Said Matsapola: “We want to give our children the best possible opportunity in the sense that when they do well academically, they open themselves up for opportunities of further study in the higher education institutions.”

He said his scholars were getting places at top universities such as the University of the Witwatersrand and Stellenbosch University. “Wits takes our grade 10 to 12 learners for its targeted talent programme.”

He said the school had produced 11 medical doctors since 2004.

“One of the interesting things is that whenever a former learner buys a new car, he or she must bring it to school to show off what they’ve achieved. It is an inspiration to the other pupils,” he said.

Recently, a former learner brought her new Mini Cooper to school and asked him to take it for a drive.

Grade 12 learners Boitumelo Ngoepe (17) and Concilia Baloyi (18) agreed that the extra classes were beneficial.

Asked if he thought that the learners were being pushed too hard, Ngoepe said: “I think it’s necessary for us to be pushed very hard so that we can perform very well. If they leave us alone, we are not going to perform up to standard.”

He believed he would not have achieved five As and two Bs in grade 11 if there had been no extra classes.

Ngoepe is planning to study actuarial science at the University of Cape Town next year.

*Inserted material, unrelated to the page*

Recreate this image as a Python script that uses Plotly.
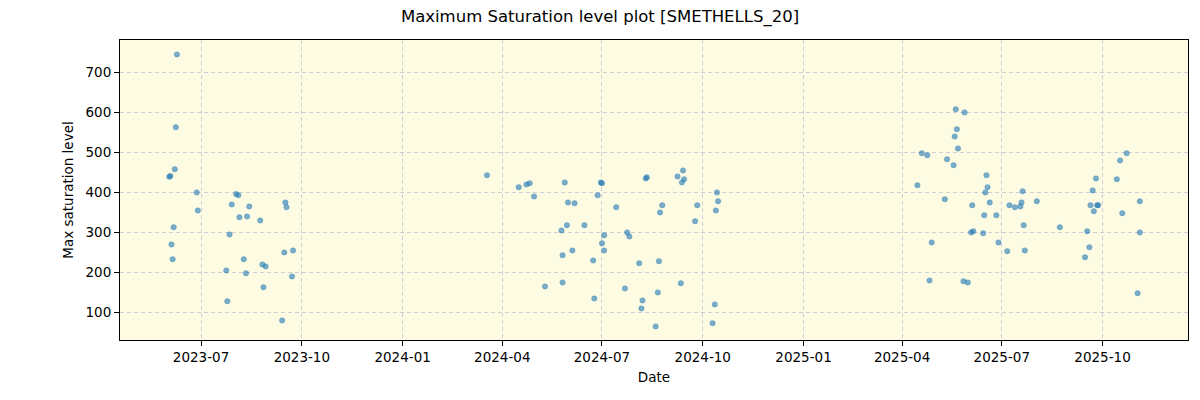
import plotly.graph_objects as go

dates_2023 = ["2023-06-09", "2023-06-08", "2023-06-07", "2023-06-02", "2023-06-03",
              "2023-06-27", "2023-06-28", "2023-06-06", "2023-06-04", "2023-06-05",
              "2023-08-02", "2023-08-04", "2023-07-29", "2023-08-14", "2023-08-05",
              "2023-08-12", "2023-08-24", "2023-07-27", "2023-09-16", "2023-09-17",
              "2023-09-15", "2023-09-23", "2023-08-09", "2023-08-26", "2023-08-29",
              "2023-07-24", "2023-08-11", "2023-09-22", "2023-08-27", "2023-07-25",
              "2023-09-13"]
values_2023 = [744, 562, 457, 438, 440, 399, 354, 312, 269, 232,
               395, 392, 369, 364, 337, 339, 329, 294, 374, 362,
               249, 254, 232, 219, 214, 204, 197, 189, 162, 127,
               79]

dates_2024 = ["2024-03-18", "2024-04-16", "2024-04-23", "2024-04-26", "2024-04-30",
              "2024-05-28", "2024-06-30", "2024-07-01", "2024-06-27", "2024-05-31",
              "2024-06-06", "2024-07-14", "2024-08-10", "2024-08-11", "2024-09-08",
              "2024-09-13", "2024-09-12", "2024-09-14", "2024-10-14", "2024-10-15",
              "2024-10-13", "2024-08-25", "2024-08-23", "2024-09-26", "2024-09-24",
              "2024-05-30", "2024-05-25", "2024-06-15", "2024-07-03", "2024-07-24",
              "2024-07-26", "2024-07-01", "2024-07-03", "2024-06-04", "2024-05-26",
              "2024-06-23", "2024-08-04", "2024-08-22", "2024-05-10", "2024-05-26",
              "2024-06-24", "2024-07-22", "2024-09-11", "2024-08-21", "2024-08-07",
              "2024-08-06", "2024-08-19", "2024-10-12", "2024-10-10"]
values_2024 = [442, 412, 419, 422, 389, 424, 424, 422, 392, 374,
               372, 362, 434, 437, 439, 454, 424, 432, 399, 377,
               354, 367, 349, 367, 327, 317, 304, 317, 292, 299,
               289, 272, 254, 254, 242, 229, 222, 227, 164, 174,
               134, 159, 172, 149, 129, 109, 64, 119, 72]

dates_2025 = ["2025-05-20", "2025-05-28", "2025-05-21", "2025-05-19", "2025-05-22",
              "2025-04-19", "2025-04-24", "2025-05-12", "2025-05-18", "2025-04-15",
              "2025-05-10", "2025-06-17", "2025-06-18", "2025-06-16", "2025-06-20",
              "2025-06-04", "2025-06-15", "2025-06-26", "2025-06-03", "2025-06-05",
              "2025-06-14", "2025-06-28", "2025-07-08", "2025-07-13", "2025-07-18",
              "2025-07-19", "2025-07-20", "2025-08-02", "2025-07-21", "2025-07-06",
              "2025-07-22", "2025-08-23", "2025-04-28", "2025-04-26", "2025-05-27",
              "2025-05-31", "2025-09-25", "2025-09-22", "2025-09-20", "2025-09-26",
              "2025-09-27", "2025-09-23", "2025-09-17", "2025-09-19", "2025-09-15",
              "2025-10-14", "2025-10-17", "2025-10-23", "2025-10-19", "2025-11-04",
              "2025-11-04", "2025-11-02"]
values_2025 = [607, 599, 557, 539, 509, 497, 492, 482, 467, 417,
               382, 442, 412, 399, 374, 367, 342, 342, 299, 302,
               297, 274, 367, 362, 364, 374, 402, 377, 317, 252,
               254, 312, 274, 179, 177, 174, 434, 404, 367, 367,
               367, 352, 302, 262, 237, 432, 479, 497, 347, 377,
               299, 147]

dates = dates_2023 + dates_2024 + dates_2025
values = values_2023 + values_2024 + values_2025

x_tick_vals = ["2023-07-01", "2023-10-01", "2024-01-01", "2024-04-01", "2024-07-01",
               "2024-10-01", "2025-01-01", "2025-04-01", "2025-07-01", "2025-10-01"]
x_tick_text = ["2023-07", "2023-10", "2024-01", "2024-04", "2024-07",
               "2024-10", "2025-01", "2025-04", "2025-07", "2025-10"]
y_tick_vals = [100, 200, 300, 400, 500, 600, 700]

fig = go.Figure()
fig.add_trace(go.Scatter(
    x=dates, y=values, mode="markers",
    marker=dict(size=5.5, color="rgba(31,119,180,0.6)",
                line=dict(width=0.8, color="rgba(31,119,180,0.3)")),
    showlegend=False,
))

font = "DejaVu Sans"
fig.update_layout(
    width=1200, height=400,
    margin=dict(l=120, r=12, t=40, b=60),
    paper_bgcolor="white",
    plot_bgcolor="#fdfce3",
    font=dict(family=font, size=13.5, color="black"),
    title=dict(text="Maximum Saturation level plot [SMETHELLS_20]",
               x=0.5, xanchor="center", y=0.96, yanchor="middle",
               font=dict(family=font, size=16.5, color="black")),
)
grid_kw = dict(showgrid=True, gridcolor="#cfcfd6", griddash="4px,3px", gridwidth=1)
fig.update_xaxes(
    type="date", range=["2023-04-18", "2025-12-18"],
    tickvals=x_tick_vals, ticktext=x_tick_text,
    showline=True, linecolor="black", linewidth=1, mirror=True,
    ticks="outside", ticklen=5, tickcolor="black",
    title=dict(text="Date", font=dict(family=font, size=13.5), standoff=8),
    zeroline=False, **grid_kw,
)
fig.update_yaxes(
    range=[30, 780], tickvals=y_tick_vals,
    showline=True, linecolor="black", linewidth=1, mirror=True,
    ticks="outside", ticklen=5, tickcolor="black",
    title=dict(text="Max saturation level", font=dict(family=font, size=13.5), standoff=8),
    zeroline=False, **grid_kw,
)

fig.write_html("out.html")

Baloyi, who has set her sights on studying medicine at the University of Cape Town next year, described the five hours of extra classes as “totally normal”. She also bagged five As and two Bs in grade 11 last year.

“They are beneficial. I have extra time to focus on the areas I did not understand during the day. We also have time to interact with other learners because sometimes I understand my colleagues better than the teacher.”

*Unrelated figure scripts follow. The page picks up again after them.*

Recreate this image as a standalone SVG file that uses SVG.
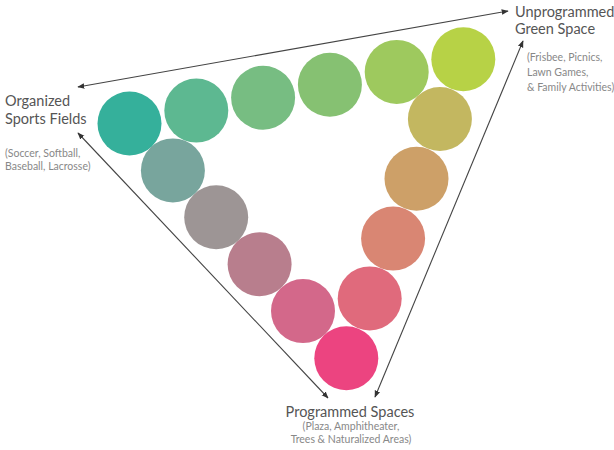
<svg xmlns="http://www.w3.org/2000/svg" width="614" height="450" viewBox="0 0 614 450">
<style>
.c{stroke:none}
.ln{stroke:#444;stroke-width:1.1;fill:none}
.t{font-family:Lato,"Open Sans",sans-serif;fill:#555;font-size:14.5px}
.s{font-family:Lato,"Open Sans",sans-serif;fill:#888;font-size:10.5px}
</style>
<defs>
<marker id="ah" viewBox="0 0 10 10" refX="9" refY="5" markerWidth="7" markerHeight="7" orient="auto-start-reverse" markerUnits="userSpaceOnUse">
<path d="M0,1 L10,5 L0,9 Z" fill="#333"/>
</marker>
</defs>
<rect width="614" height="450" fill="#fff"/>
<g id="connectors">
<line class="ln" x1="78" y1="87" x2="508" y2="11" marker-start="url(#ah)" marker-end="url(#ah)"/>
<line class="ln" x1="78" y1="133" x2="328" y2="398" marker-start="url(#ah)" marker-end="url(#ah)"/>
<line class="ln" x1="523" y1="41" x2="375" y2="397" marker-start="url(#ah)" marker-end="url(#ah)"/>
</g>
<g id="circles">
<circle class="c" cx="129.5" cy="123.5" r="32" fill="#35b09b"/>
<circle class="c" cx="196.3" cy="110.6" r="32" fill="#5db891"/>
<circle class="c" cx="263.1" cy="97.7" r="32" fill="#77bd82"/>
<circle class="c" cx="329.9" cy="84.8" r="32" fill="#86c172"/>
<circle class="c" cx="396.7" cy="71.9" r="32" fill="#9ec95e"/>
<circle class="c" cx="463.3" cy="59.2" r="32" fill="#b7d246"/>
<circle class="c" cx="439.9" cy="119" r="32" fill="#c3b760"/>
<circle class="c" cx="416.5" cy="178.8" r="32" fill="#cda068"/>
<circle class="c" cx="393.1" cy="238.6" r="32" fill="#d98673"/>
<circle class="c" cx="369.7" cy="298.4" r="32" fill="#e06a7c"/>
<circle class="c" cx="346.3" cy="358.2" r="32" fill="#ec4480"/>
<circle class="c" cx="303" cy="311.1" r="32" fill="#d3688a"/>
<circle class="c" cx="259.6" cy="264.2" r="32" fill="#b87e8d"/>
<circle class="c" cx="216.2" cy="217.3" r="32" fill="#9d9595"/>
<circle class="c" cx="172.9" cy="170.4" r="32" fill="#78a59d"/>
</g>
<g id="organized-sports-fields">
<text class="t" x="5" y="106">Organized</text>
<text class="t" x="5" y="124">Sports Fields</text>
<text class="s" x="5" y="157">(Soccer, Softball,</text>
<text class="s" x="5" y="170">Baseball, Lacrosse)</text>
</g>
<g id="unprogrammed-green-space">
<text class="t" x="515" y="17">Unprogrammed</text>
<text class="t" x="515" y="34">Green Space</text>
<text class="s" x="527" y="61">(Frisbee, Picnics,</text>
<text class="s" x="527" y="76">Lawn Games,</text>
<text class="s" x="527" y="91">&amp; Family Activities)</text>
</g>
<g id="programmed-spaces">
<text class="t" x="350" y="417" text-anchor="middle">Programmed Spaces</text>
<text class="s" x="351" y="430" text-anchor="middle">(Plaza, Amphitheater,</text>
<text class="s" x="351" y="443" text-anchor="middle">Trees &amp; Naturalized Areas)</text>
</g>
</svg>
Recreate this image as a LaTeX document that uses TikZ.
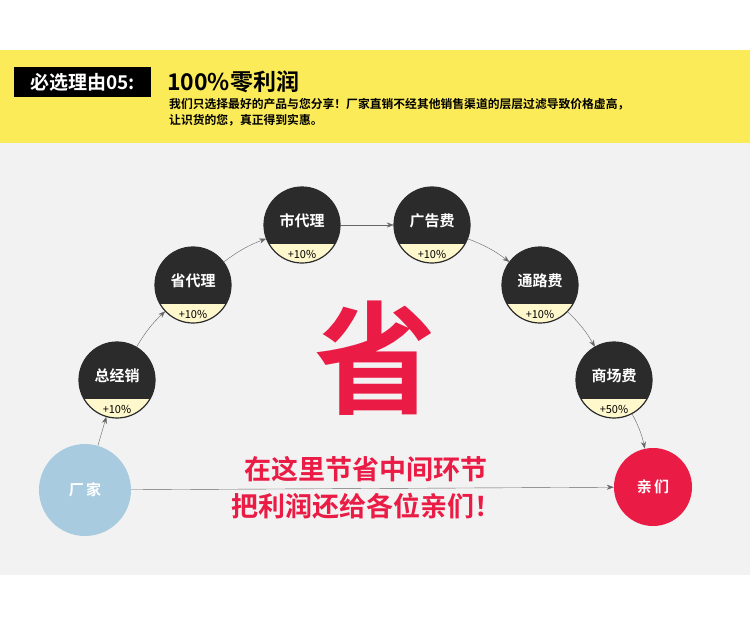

The motivation techniques employed by Vivian Makhubele (47), the deputy principal of Moses Mnisi High in Mpumalanga, may be seen as a bit unorthodox.

She slept on a sponge mattress on the floor of the school hall with her 158 matrics for the five-week duration of their exams last year.

“My aim is to walk the learner into the exam room in each and every subject and to give them support.”

Makhubele, who has a 16-year-old son at the same school, spent last Friday and Saturday night at the school with a group of learners wanting to do extra work in maths.

“I am passionate about teaching and I want my learners to make something of their lives and become somebody one day.”

Commenting on the five-hour-a-day extra classes being offered at Dendron Secondary, Johannesburg educational psychologist Cara Blackie said: “Yes, they are putting a lot of pressure on them, but they are trying to support them in a way that could allow certain kids who might have fallen behind an opportunity to really excel and perform much better.”

“Getting your matric is vital. So, it is at least giving them the opportunity to hopefully perform better.”

But she cautioned that it might be exhausting for some scholars who had been at school all day to still attend extra classes.

“Your concentration can only be sustained for a certain amount of time. I don’t know if they have breaks in between. I still think it’s quite a lot of time and that some kids may become fatigued. Some are really not evening learners,” she said.

But, added Blackie, extra classes were sometimes necessary because of teachers’ huge workloads and the timeframes in which they had to complete the syllabus.

“I would never recommend for a child to work that long. But you’ll note that certain kids who do have a lot of work sometimes end up working that late. So, having supervised homework would probably be more beneficial than them sitting at home and procrastinating and being on their phones.”

Isaac Sebola, chairperson of the school’s governing body, said they were “honoured to have such a dedicated team” that was “going the extra mile without expecting any form of payment”.

His governing body was working closely with the local police, who patrolled the area when learners left the school after 11pm.

Sebola said the governing body also “aggressively identified” weak learners after monitoring their monthly test results, and gave them motivational talks.

“We even visit their homes to check on their backgrounds and see how we can support their parents.”